Scan the lines below for the word "that". Copy each line you find it in.

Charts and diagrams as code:
--- Begin ---
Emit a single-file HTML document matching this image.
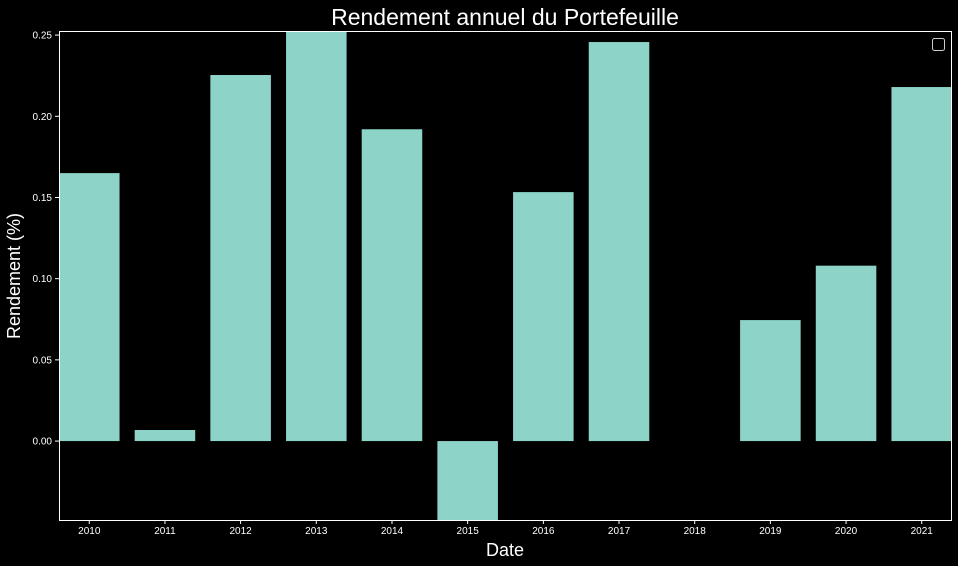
<!DOCTYPE html>
<html><head><meta charset="utf-8"><style>
body{margin:0;background:#000;}
svg{display:block;font-family:"Liberation Sans",sans-serif;}
</style></head><body>
<svg id="chart" width="958" height="566" xmlns="http://www.w3.org/2000/svg">
<rect width="958" height="566" fill="#000"/>
<text x="505" y="25" fill="#fff" font-size="23" text-anchor="middle">Rendement annuel du Portefeuille</text>
<text x="505" y="556" fill="#fff" font-size="18" text-anchor="middle">Date</text>
<text transform="translate(20,276) rotate(-90)" fill="#fff" font-size="18" text-anchor="middle">Rendement (%)</text>
<defs><clipPath id="pc"><rect x="59" y="31" width="893" height="489"/></clipPath></defs>
<g id="bars" clip-path="url(#pc)"></g>
<g id="axes"></g>
<rect x="59.5" y="31.5" width="892" height="489" fill="none" stroke="#fff" stroke-width="1"/>
<rect x="932.5" y="38.5" width="12" height="12" rx="2" fill="none" stroke="#ccc" stroke-width="1"/>
</svg>
<script>
const categories=["2010","2011","2012","2013","2014","2015","2016","2017","2018","2019","2020","2021"];
const values=[0.165,0.0068,0.2254,0.26,0.192,-0.06,0.1533,0.2457,0,0.0745,0.108,0.218];
const yTicks=[0,0.05,0.10,0.15,0.20,0.25];
const yTickLabels=["0.00","0.05","0.10","0.15","0.20","0.25"];
const L=59,R=952,T=31,B=520,yMin=-0.0486,yMax=0.2525;
const x=i=>L+(i+0.4)*(R-L)/11.8;
const y=v=>B-(v-yMin)/(yMax-yMin)*(B-T);
const ns="http://www.w3.org/2000/svg";
const bars=document.getElementById('bars'),axes=document.getElementById('axes');
const bw=0.8*(R-L)/11.8;
categories.forEach((c,i)=>{
 const r=document.createElementNS(ns,'rect');
 const y0=y(0),yv=y(values[i]);
 r.setAttribute('x',x(i)-bw/2);r.setAttribute('width',bw);
 r.setAttribute('y',Math.min(y0,yv));r.setAttribute('height',Math.abs(y0-yv));
 r.setAttribute('fill','#8dd3c7');
 
 
 bars.appendChild(r);
 const t=document.createElementNS(ns,'text');
 t.setAttribute('x',x(i));t.setAttribute('y',B+14);t.setAttribute('fill','#fff');
 t.setAttribute('font-size','10');t.setAttribute('text-anchor','middle');t.textContent=c;
 
 
 axes.appendChild(t);
 const tk=document.createElementNS(ns,'line');
 tk.setAttribute('x1',x(i));tk.setAttribute('x2',x(i));tk.setAttribute('y1',B);tk.setAttribute('y2',B+4);tk.setAttribute('stroke','#fff');
 
 
 axes.appendChild(tk);
});
yTicks.forEach((v,i)=>{
 const t=document.createElementNS(ns,'text');
 t.setAttribute('x',L-7);t.setAttribute('y',y(v)+3.5);t.setAttribute('fill','#fff');
 t.setAttribute('font-size','10');t.setAttribute('text-anchor','end');t.textContent=yTickLabels[i];
 
 
 axes.appendChild(t);
 const tk=document.createElementNS(ns,'line');
 tk.setAttribute('x1',L-4);tk.setAttribute('x2',L);tk.setAttribute('y1',y(v));tk.setAttribute('y2',y(v));tk.setAttribute('stroke','#fff');
 
 
 axes.appendChild(tk);
});
</script>
</body></html>
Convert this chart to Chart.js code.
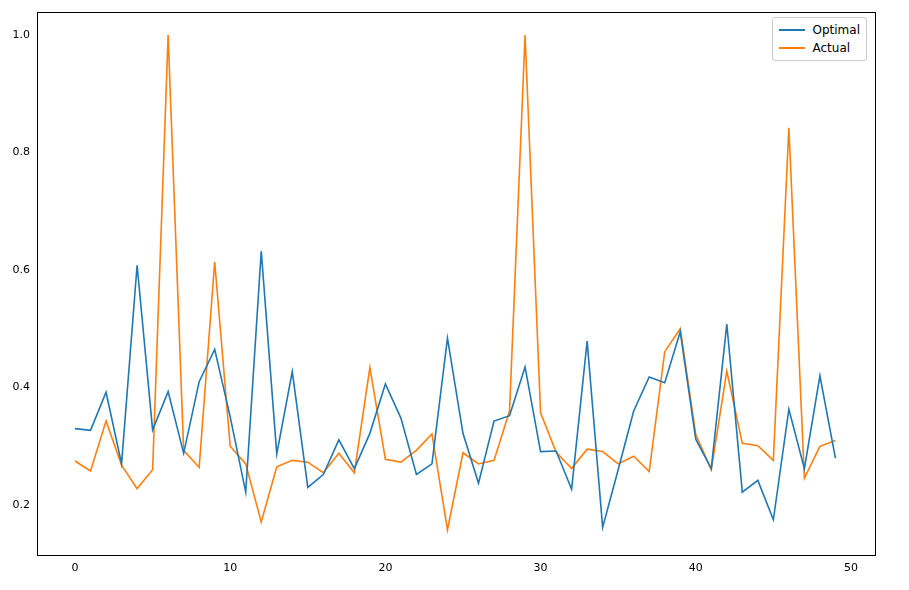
<!DOCTYPE html>
<html><head><meta charset="utf-8">
<script src="https://cdn.jsdelivr.net/npm/chart.js@4"></script>
<style>body{margin:0;background:#fff}#w{position:relative;width:909px;height:590px}
#lg{position:absolute;right:42px;top:17px;border:1px solid #ccc;border-radius:3px;background:#fff;padding:3px 6px;font:12px "DejaVu Sans";color:#000}
#lg div{display:flex;align-items:center;height:18px}#lg span{display:inline-block;width:26px;height:2px;margin-right:8px}</style>
</head><body><div id="w"><canvas id="c" width="909" height="590"></canvas>
<div id="lg"><div><span style="background:#1f77b4"></span>Optimal</div><div><span style="background:#ff7f0e"></span>Actual</div></div></div>
<script>
const optimal=[0.33,0.327,0.392,0.27,0.608,0.328,0.393,0.288,0.41,0.465,0.35,0.222,0.632,0.287,0.427,0.23,0.252,0.311,0.262,0.322,0.406,0.348,0.252,0.27,0.484,0.322,0.237,0.343,0.352,0.435,0.291,0.292,0.227,0.479,0.162,0.26,0.36,0.418,0.408,0.495,0.312,0.262,0.508,0.222,0.242,0.175,0.363,0.262,0.42,0.28];
const actual=[0.275,0.258,0.343,0.268,0.228,0.26,1.0,0.293,0.264,0.614,0.3,0.27,0.171,0.265,0.276,0.273,0.255,0.288,0.255,0.434,0.278,0.273,0.293,0.321,0.158,0.289,0.27,0.276,0.36,1.0,0.357,0.29,0.262,0.295,0.291,0.27,0.283,0.257,0.461,0.5,0.32,0.26,0.428,0.305,0.301,0.276,0.842,0.246,0.3,0.31];
const pts=a=>a.map((v,i)=>({x:i,y:v}));
const border={id:'b',afterDraw(c){const a=c.chartArea,x=c.ctx;x.save();x.strokeStyle='#000';x.lineWidth=1;x.strokeRect(a.left+.5,a.top+.5,a.right-a.left,a.bottom-a.top);x.restore();}};
Chart.defaults.font.family='DejaVu Sans';Chart.defaults.font.size=11;Chart.defaults.color='#000';
new Chart(document.getElementById('c'),{type:'line',
data:{datasets:[{label:'Optimal',data:pts(optimal),borderColor:'#1f77b4',borderWidth:1.6,pointRadius:0,tension:0},
{label:'Actual',data:pts(actual),borderColor:'#ff7f0e',borderWidth:1.6,pointRadius:0,tension:0}]},
options:{responsive:false,animation:false,layout:{padding:{top:12,right:34,left:0,bottom:0}},
plugins:{legend:{display:false},tooltip:{enabled:false}},
scales:{x:{type:'linear',min:-2.45,max:51.55,grid:{display:false,drawTicks:true,tickLength:4,tickColor:'#000'},border:{display:false},
ticks:{stepSize:10,autoSkip:false,callback:v=>v%10===0?v:null},afterBuildTicks(s){s.ticks=[0,10,20,30,40,50].map(v=>({value:v}));},afterFit(s){s.height=35;}},
y:{min:0.115,max:1.039,grid:{display:false,tickLength:4,tickColor:'#000'},border:{display:false},
afterBuildTicks(s){s.ticks=[0.2,0.4,0.6,0.8,1.0].map(v=>({value:v}));},ticks:{callback:v=>v.toFixed(1)},afterFit(s){s.width=37;}}}},
plugins:[border]});
</script></body></html>
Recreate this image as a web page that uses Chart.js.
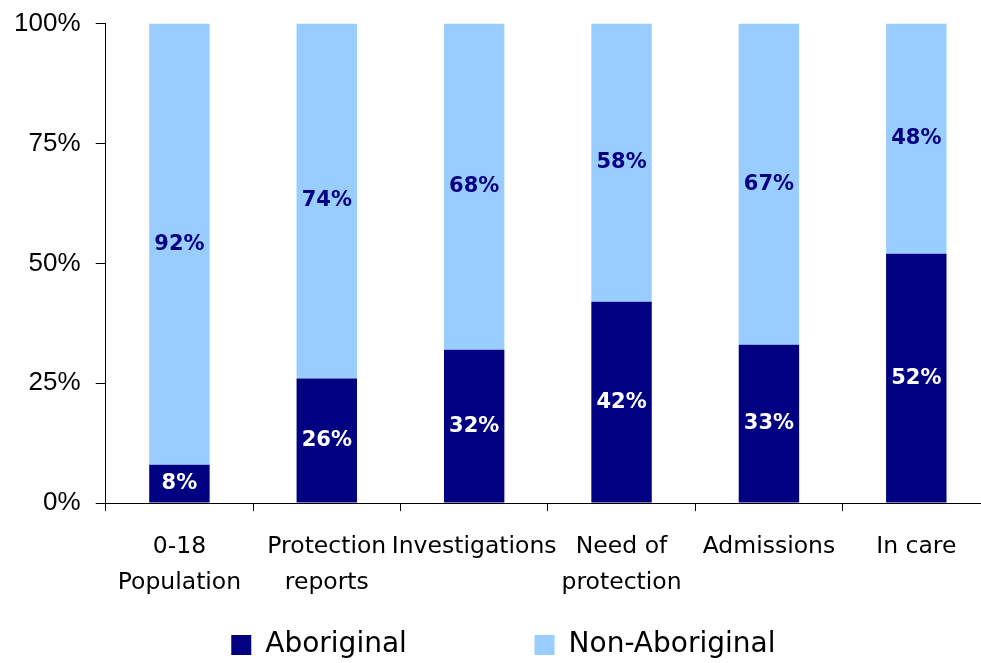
<!DOCTYPE html>
<html>
<head>
<meta charset="utf-8">
<script src="https://cdn.jsdelivr.net/npm/chart.js@4.4.1/dist/chart.umd.min.js"></script>
<style>
  html, body { margin: 0; padding: 0; background: #fff; overflow: hidden; }
  #wrap { width: 990px; height: 663px; }
</style>
</head>
<body>
<div id="wrap"><canvas id="shareChart"></canvas></div>
<script>
const categories = [
    ['0-18', 'Population'],
    ['Protection', 'reports'],
    'Investigations',
    ['Need of', 'protection'],
    'Admissions',
    'In care'
];
const aboriginal = [8, 26, 32, 42, 33, 52];       // % Aboriginal
const nonAboriginal = [92, 74, 68, 58, 67, 48];   // % Non-Aboriginal
const yTicks = [0, 25, 50, 75, 100];

// draws the % value in the middle of each bar segment
const segmentLabels = {
    id: 'segmentLabels',
    afterDatasetsDraw(chart) {
        const ctx = chart.ctx;
        ctx.save();
        ctx.font = 'bold 21px "DejaVu Sans"';
        ctx.textAlign = 'center';
        ctx.textBaseline = 'middle';
        chart.data.datasets.forEach((ds, i) => {
            ctx.fillStyle = ds.labelColor;
            chart.getDatasetMeta(i).data.forEach((bar, j) => {
                ctx.fillText(ds.data[j] + '%', bar.x, (bar.y + bar.base) / 2);
            });
        });
        ctx.restore();
    }
};

const nbsp = n => '\u00a0'.repeat(n);

const ctx = document.getElementById('shareChart').getContext('2d');
const shareChart = new Chart(ctx, {
    type: 'bar',
    data: {
        labels: categories,
        datasets: [
            {
                label: 'Aboriginal',
                data: aboriginal,
                backgroundColor: '#000080',
                labelColor: '#ffffff'
            },
            {
                label: 'Non-Aboriginal',
                data: nonAboriginal,
                backgroundColor: '#99CCFF',
                labelColor: '#000080'
            }
        ]
    },
    options: {
        responsive: true,
        maintainAspectRatio: false,
        animation: false,
        categoryPercentage: 0.41,
        barPercentage: 1,
        layout: { padding: { top: 0, left: 6, right: 0, bottom: -6 } },
        plugins: {
            tooltip: { enabled: false },
            legend: {
                position: 'bottom',
                fullSize: false,
                labels: {
                    font: { family: '"DejaVu Sans"', size: 28 },
                    color: '#000',
                    boxWidth: 20,
                    boxHeight: 20,
                    padding: 12,
                    // spacing of the two entries as in the original
                    generateLabels(chart) {
                        const items = Chart.defaults.plugins.legend.labels.generateLabels(chart);
                        items[0].text += nbsp(13);
                        items[1].text += nbsp(10);
                        return items;
                    }
                }
            }
        },
        scales: {
            x: {
                stacked: true,
                grid: {
                    offset: true,
                    drawOnChartArea: false,
                    color: '#000',
                    tickLength: 8
                },
                border: { color: '#000' },
                ticks: {
                    font: { family: '"DejaVu Sans"', size: 23.5, lineHeight: 1.53 },
                    color: '#000',
                    padding: 18,
                    maxRotation: 0,
                    autoSkip: false
                }
            },
            y: {
                stacked: true,
                min: 0,
                max: 100,
                afterBuildTicks(axis) {
                    axis.ticks = yTicks.map(v => ({ value: v }));
                },
                grid: {
                    drawOnChartArea: false,
                    color: '#000',
                    tickLength: 10
                },
                border: { color: '#000' },
                ticks: {
                    font: { family: '"Liberation Sans"', size: 26 },
                    color: '#000',
                    padding: 8,
                    callback: v => v + '%\u00a0'
                }
            }
        }
    },
    plugins: [segmentLabels]
});
</script>
</body>
</html>
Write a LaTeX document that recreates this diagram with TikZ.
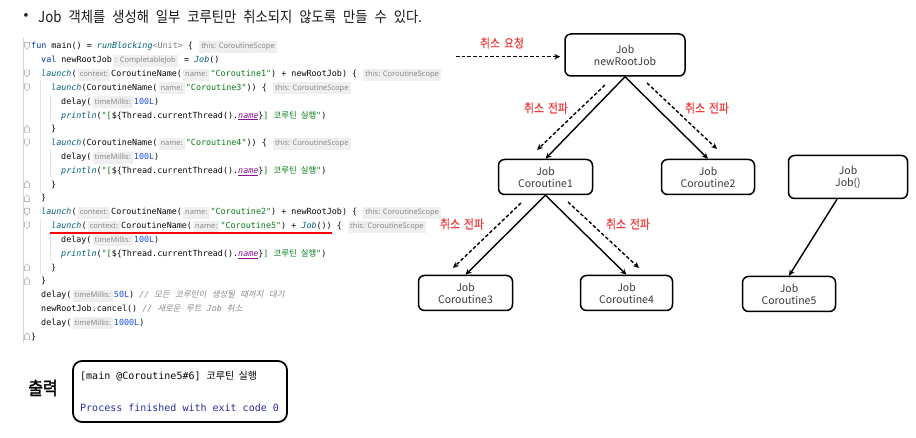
\documentclass[tikz,border=0pt]{standalone}
\usepackage{fontspec}
\usepackage{graphicx}
\usetikzlibrary{arrows.meta,calc}
\setmainfont{Noto Sans CJK KR}
\newfontfamily\krsans{Noto Sans CJK KR}
\newfontfamily\krlbl[FakeBold=0.6]{Noto Sans CJK KR}
\newfontfamily\krbold[FakeBold=2]{Noto Sans CJK KR}
\newfontfamily\codefont{DejaVu Sans Mono}
\newfontfamily\krcodeit[FakeSlant=0.2]{Noto Sans CJK KR}
\newfontfamily\hintfont{Noto Sans}
\definecolor{kwc}{HTML}{0033B3}
\definecolor{fnc}{HTML}{00627A}
\definecolor{strc}{HTML}{067D17}
\definecolor{numc}{HTML}{1750EB}
\definecolor{namec}{HTML}{871094}
\definecolor{cmc}{HTML}{8C8C8C}
\definecolor{codefg}{HTML}{080808}
\definecolor{hintbg}{HTML}{EFEFEF}
\definecolor{hintfg}{HTML}{8A8A8A}
\definecolor{lblred}{HTML}{F03C3C}
\definecolor{outblue}{HTML}{2B2BA6}
\definecolor{gutter}{HTML}{D6D6D6}
\definecolor{guide}{HTML}{E4E4E4}
\definecolor{boxtext}{HTML}{3A3A3A}
\definecolor{titlec}{HTML}{1A1A1A}
\newcommand\ckw[1]{{\color{kwc}#1}}
\newcommand\cfn[1]{{\color{fnc}\itshape #1}}
\newcommand\cstr[1]{{\color{strc}#1}}
\newcommand\cnum[1]{{\color{numc}#1}}
\newcommand\cname[1]{{\color{namec}\itshape\underline{#1}}}
\newcommand\ccm[1]{{\color{cmc}\itshape #1}}
\newcommand\ko[1]{{\krsans #1}}
\newcommand\koit[1]{{\krcodeit #1}}
\newcommand\ksp{\hspace{4pt}}
\newcommand\csp{\hspace{5.5pt}}
\newcommand\tsp{\hspace{7pt}}
\newcommand\chint[1]{\hspace{1.2pt}{\setlength\fboxsep{2pt}\colorbox{hintbg}{\hintfont\fontsize{7.5}{8}\selectfont\color{hintfg}\vrule width0pt height6pt depth2pt #1}}\hspace{1.2pt}}
\newcommand\tall[1]{\scalebox{1}[1.13]{#1}}
\tikzset{
  code/.style={inner sep=0pt, anchor=base west, text=codefg, font=\codefont\fontsize{8.4}{10}\selectfont},
  jobbox/.style={draw, line width=1.5pt, rounded corners=6pt, align=center, inner sep=0pt,
    text=boxtext, font=\krsans\fontsize{10.5}{12}\selectfont},
  arr/.style={line width=1.4pt, -{Stealth[length=6pt,width=5.5pt]}},
  darr/.style={arr, dash pattern=on 3.5pt off 2.2pt},
  lbl/.style={text=lblred, font=\krlbl\fontsize{10.8}{12}\selectfont, inner sep=0pt},
  foldopen/.style={draw=gray!55, line width=0.6pt},
}
\begin{document}
\begin{tikzpicture}[x=1pt,y=-1pt]
\fill[white] (0,0) rectangle (916,438);
\useasboundingbox (0,0) rectangle (916,438);
% title
\node[inner sep=0pt, text=titlec, font=\krsans\fontsize{14}{16}\selectfont] (bul) at (26,17) {•};
\node[inner sep=0pt, anchor=west, text=titlec, font=\krsans\fontsize{13.3}{16}\selectfont] (title) at (38,17) {\tall{Job\tsp 객체를\tsp 생성해\tsp 일부\tsp 코루틴만\tsp 취소되지\tsp 않도록\tsp 만들\tsp 수\tsp 있다.}};
% gutter and guides
\draw[gutter, line width=0.8pt] (23,38) -- (23,343);
\draw[guide, line width=0.7pt] (40,80) -- (40,193) (40,219) -- (40,274);
\draw[guide, line width=0.7pt] (50,94) -- (50,122) (50,149) -- (50,177) (50,233) -- (50,261);
% fold markers
\foreach \yy in {46,73.6,87.5,142.7,211.8,225.7}
  \draw[foldopen] (24.5,\yy-3.5) -- (29.5,\yy-3.5) -- (29.5,\yy+0.8) -- (27,\yy+3.3) -- (24.5,\yy+0.8) -- cycle;
\foreach \yy in {128.9,184.2,198,267.1,280.9,336.2}
  \draw[foldopen] (24.5,\yy+3.5) -- (29.5,\yy+3.5) -- (29.5,\yy-0.8) -- (27,\yy-3.3) -- (24.5,\yy-0.8) -- cycle;
% code lines
\node[code] (L1) at (31,49) {\ckw{fun} main() = \cfn{runBlocking}{\color{gray}<Unit>} \{ \chint{this: CoroutineScope}};
\node[code] (L2) at (41,62.8) {\ckw{val} newRootJob\chint{: CompletableJob} = \cfn{Job}()};
\node[code] (L3) at (41,76.6) {\cfn{launch}(\chint{context:}CoroutineName(\chint{name:}\cstr{"Coroutine1"}) + newRootJob) \{ \chint{this: CoroutineScope}};
\node[code] (L4) at (51,90.5) {\cfn{launch}(CoroutineName(\chint{name:}\cstr{"Coroutine3"})) \{ \chint{this: CoroutineScope}};
\node[code] (L5) at (61,104.3) {delay(\chint{timeMillis:}\cnum{100L})};
\node[code] (L6) at (61,118.1) {\cfn{println}(\cstr{"[}\$\{Thread.currentThread().\cname{name}\}\cstr{] \ko{코루틴\ksp 실행}"})};
\node[code] (L7) at (51,131.9) {\}};
\node[code] (L8) at (51,145.7) {\cfn{launch}(CoroutineName(\chint{name:}\cstr{"Coroutine4"})) \{ \chint{this: CoroutineScope}};
\node[code] (L9) at (61,159.6) {delay(\chint{timeMillis:}\cnum{100L})};
\node[code] (L10) at (61,173.4) {\cfn{println}(\cstr{"[}\$\{Thread.currentThread().\cname{name}\}\cstr{] \ko{코루틴\ksp 실행}"})};
\node[code] (L11) at (51,187.2) {\}};
\node[code] (L12) at (41,201) {\}};
\node[code] (L13) at (41,214.8) {\cfn{launch}(\chint{context:}CoroutineName(\chint{name:}\cstr{"Coroutine2"}) + newRootJob) \{ \chint{this: CoroutineScope}};
\node[code] (L14) at (51,228.7) {\cfn{launch}(\chint{context:}CoroutineName(\chint{name:}\cstr{"Coroutine5"}) + \cfn{Job}()) \{ \chint{this: CoroutineScope}};
\node[code] (L15) at (61,242.5) {delay(\chint{timeMillis:}\cnum{100L})};
\node[code] (L16) at (61,256.3) {\cfn{println}(\cstr{"[}\$\{Thread.currentThread().\cname{name}\}\cstr{] \ko{코루틴\ksp 실행}"})};
\node[code] (L17) at (51,270.1) {\}};
\node[code] (L18) at (41,283.9) {\}};
\node[code] (L19) at (41,297.8) {delay(\chint{timeMillis:}\cnum{50L}) \ccm{// \koit{모든\csp 코루틴이\csp 생성될\csp 때까지\csp 대기}}};
\node[code] (L20) at (41,311.6) {newRootJob.cancel() \ccm{// \koit{새로운\csp 루트} Job \koit{취소}}};
\node[code] (L21) at (41,325.4) {delay(\chint{timeMillis:}\cnum{1000L})};
\node[code] (L22) at (31,339.2) {\}};
% red underline
\coordinate (ul1) at (50,232.8);
\coordinate (ul2) at (332,232.8);
\draw[red, line width=1.8pt] (ul1) -- (ul2);
% output
\node[inner sep=0pt, font=\krbold\fontsize{16}{18}\selectfont] (outlbl) at (43,388) {\tall{출력}};
\node[draw, line width=1.8pt, rounded corners=9pt, minimum width=214pt, minimum height=61pt, inner sep=0pt] (outbox) at (180,391.5) {};
\node[code, anchor=west, font=\codefont\fontsize{10}{12}\selectfont] (out1) at (80,376) {[main @Coroutine5\#6] \ko{코루틴\hspace{4.5pt}실행}};
\node[code, anchor=west, text=outblue, font=\codefont\fontsize{10}{12}\selectfont] (out2) at (80,408) {Process finished with exit code 0};
% tree
\node[jobbox, minimum width=120pt, minimum height=42pt] (root) at (625,55) {Job\\newRootJob};
\node[jobbox, minimum width=94pt, minimum height=35pt] (c1) at (545.5,177) {Job\\Coroutine1};
\node[jobbox, minimum width=93pt, minimum height=35pt] (c2) at (708,177) {Job\\Coroutine2};
\node[jobbox, minimum width=119pt, minimum height=43pt] (jobx) at (848,177) {Job\\Job()};
\node[jobbox, minimum width=94pt, minimum height=35pt] (c3) at (465.5,293) {Job\\Coroutine3};
\node[jobbox, minimum width=92pt, minimum height=35pt] (c4) at (626.5,293) {Job\\Coroutine4};
\node[jobbox, minimum width=93pt, minimum height=35pt] (c5) at (789,294) {Job\\Coroutine5};
\draw[arr] (root.south) -- (c1.north);
\draw[arr] (root.south) -- (c2.north);
\draw[arr] (c1.south) -- (c3.north);
\draw[arr] (c1.south) -- (c4.north);
\draw[arr] ($(jobx.south)+(-11,0)$) -- (c5.north);
% dashed propagation
\coordinate (req) at (456,56.7);
\coordinate (d1s) at (605,85);  \coordinate (d1e) at (537,150);
\coordinate (d2s) at (647,83);  \coordinate (d2e) at (717,149);
\coordinate (d3s) at (521,203); \coordinate (d3e) at (453,268);
\coordinate (d4s) at (568,202); \coordinate (d4e) at (639,268);
\draw[darr, shorten >=4pt] (req) -- (req -| root.west);
\draw[darr] (d1s) -- (d1e);
\draw[darr] (d2s) -- (d2e);
\draw[darr] (d3s) -- (d3e);
\draw[darr] (d4s) -- (d4e);
\node[lbl] (lreq) at (502,43) {\tall{취소\ksp 요청}};
\node[lbl] (lp1) at (546,108) {\tall{취소\ksp 전파}};
\node[lbl] (lp2) at (707,108) {\tall{취소\ksp 전파}};
\node[lbl] (lp3) at (462,224) {\tall{취소\ksp 전파}};
\node[lbl] (lp4) at (628,224) {\tall{취소\ksp 전파}};
\end{tikzpicture}
\end{document}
--- End ---
→ **Right answer**:
Recreate this image as a web page that uses Chart.js.
Write a LaTeX document that recreates this diagram with TikZ.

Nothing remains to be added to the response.